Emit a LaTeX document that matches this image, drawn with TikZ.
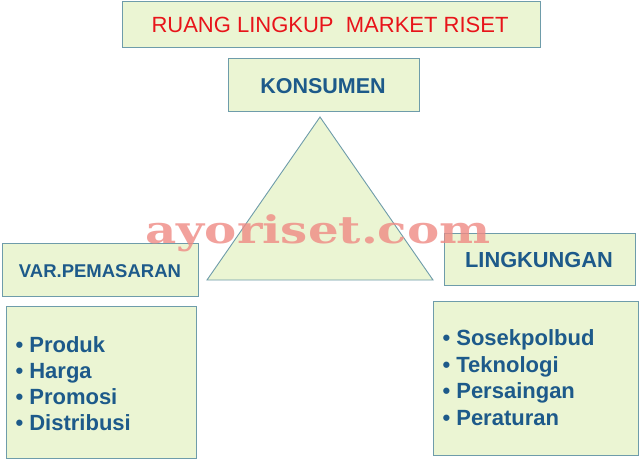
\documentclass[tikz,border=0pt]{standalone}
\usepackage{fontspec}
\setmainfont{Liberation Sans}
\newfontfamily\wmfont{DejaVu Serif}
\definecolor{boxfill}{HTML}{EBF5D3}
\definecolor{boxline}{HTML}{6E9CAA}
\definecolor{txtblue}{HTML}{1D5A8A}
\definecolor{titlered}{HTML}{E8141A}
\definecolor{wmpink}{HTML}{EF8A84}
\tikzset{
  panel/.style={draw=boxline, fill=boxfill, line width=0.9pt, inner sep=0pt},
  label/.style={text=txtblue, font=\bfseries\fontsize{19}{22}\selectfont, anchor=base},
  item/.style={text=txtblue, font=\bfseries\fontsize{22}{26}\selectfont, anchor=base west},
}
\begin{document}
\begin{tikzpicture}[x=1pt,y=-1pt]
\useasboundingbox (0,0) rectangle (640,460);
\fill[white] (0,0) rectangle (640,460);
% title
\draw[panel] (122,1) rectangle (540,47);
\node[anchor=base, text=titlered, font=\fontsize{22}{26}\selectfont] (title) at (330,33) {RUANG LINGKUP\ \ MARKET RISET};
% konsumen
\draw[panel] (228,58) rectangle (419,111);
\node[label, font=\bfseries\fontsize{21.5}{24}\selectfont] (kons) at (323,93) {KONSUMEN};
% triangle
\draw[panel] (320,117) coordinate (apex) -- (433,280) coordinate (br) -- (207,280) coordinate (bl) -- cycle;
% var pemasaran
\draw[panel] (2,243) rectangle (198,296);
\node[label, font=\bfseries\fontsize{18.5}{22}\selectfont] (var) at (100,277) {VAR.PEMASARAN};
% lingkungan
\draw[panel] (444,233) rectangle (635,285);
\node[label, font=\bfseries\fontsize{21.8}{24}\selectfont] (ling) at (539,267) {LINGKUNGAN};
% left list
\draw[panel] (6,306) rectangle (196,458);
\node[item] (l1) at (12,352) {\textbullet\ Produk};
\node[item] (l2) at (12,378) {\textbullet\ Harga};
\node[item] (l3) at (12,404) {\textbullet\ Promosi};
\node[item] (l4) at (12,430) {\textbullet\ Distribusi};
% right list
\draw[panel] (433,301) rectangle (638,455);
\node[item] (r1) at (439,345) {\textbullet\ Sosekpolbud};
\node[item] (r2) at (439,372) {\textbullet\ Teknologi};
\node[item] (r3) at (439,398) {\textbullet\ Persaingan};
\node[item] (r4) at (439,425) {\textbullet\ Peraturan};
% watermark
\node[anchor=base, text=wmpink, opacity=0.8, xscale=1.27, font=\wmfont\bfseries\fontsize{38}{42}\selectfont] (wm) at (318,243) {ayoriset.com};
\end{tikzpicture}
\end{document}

▶ Short exercise:
Each line of the data should be quoted exactly, with pictures left out.

▶ Reply to the exercise:
Emit a LaTeX document that matches this image, drawn with TikZ.
\documentclass[tikz,border=0pt]{standalone}
\usepackage{fontspec}
\setmainfont{Liberation Sans}
\newfontfamily\wmfont{DejaVu Serif}
\definecolor{boxfill}{HTML}{EBF5D3}
\definecolor{boxline}{HTML}{6E9CAA}
\definecolor{txtblue}{HTML}{1D5A8A}
\definecolor{titlered}{HTML}{E8141A}
\definecolor{wmpink}{HTML}{EF8A84}
\tikzset{
  panel/.style={draw=boxline, fill=boxfill, line width=0.9pt, inner sep=0pt},
  label/.style={text=txtblue, font=\bfseries\fontsize{19}{22}\selectfont, anchor=base},
  item/.style={text=txtblue, font=\bfseries\fontsize{22}{26}\selectfont, anchor=base west},
}
\begin{document}
\begin{tikzpicture}[x=1pt,y=-1pt]
\useasboundingbox (0,0) rectangle (640,460);
\fill[white] (0,0) rectangle (640,460);
% title
\draw[panel] (122,1) rectangle (540,47);
\node[anchor=base, text=titlered, font=\fontsize{22}{26}\selectfont] (title) at (330,33) {RUANG LINGKUP\ \ MARKET RISET};
% konsumen
\draw[panel] (228,58) rectangle (419,111);
\node[label, font=\bfseries\fontsize{21.5}{24}\selectfont] (kons) at (323,93) {KONSUMEN};
% triangle
\draw[panel] (320,117) coordinate (apex) -- (433,280) coordinate (br) -- (207,280) coordinate (bl) -- cycle;
% var pemasaran
\draw[panel] (2,243) rectangle (198,296);
\node[label, font=\bfseries\fontsize{18.5}{22}\selectfont] (var) at (100,277) {VAR.PEMASARAN};
% lingkungan
\draw[panel] (444,233) rectangle (635,285);
\node[label, font=\bfseries\fontsize{21.8}{24}\selectfont] (ling) at (539,267) {LINGKUNGAN};
% left list
\draw[panel] (6,306) rectangle (196,458);
\node[item] (l1) at (12,352) {\textbullet\ Produk};
\node[item] (l2) at (12,378) {\textbullet\ Harga};
\node[item] (l3) at (12,404) {\textbullet\ Promosi};
\node[item] (l4) at (12,430) {\textbullet\ Distribusi};
% right list
\draw[panel] (433,301) rectangle (638,455);
\node[item] (r1) at (439,345) {\textbullet\ Sosekpolbud};
\node[item] (r2) at (439,372) {\textbullet\ Teknologi};
\node[item] (r3) at (439,398) {\textbullet\ Persaingan};
\node[item] (r4) at (439,425) {\textbullet\ Peraturan};
% watermark
\node[anchor=base, text=wmpink, opacity=0.8, xscale=1.27, font=\wmfont\bfseries\fontsize{38}{42}\selectfont] (wm) at (318,243) {ayoriset.com};
\end{tikzpicture}
\end{document}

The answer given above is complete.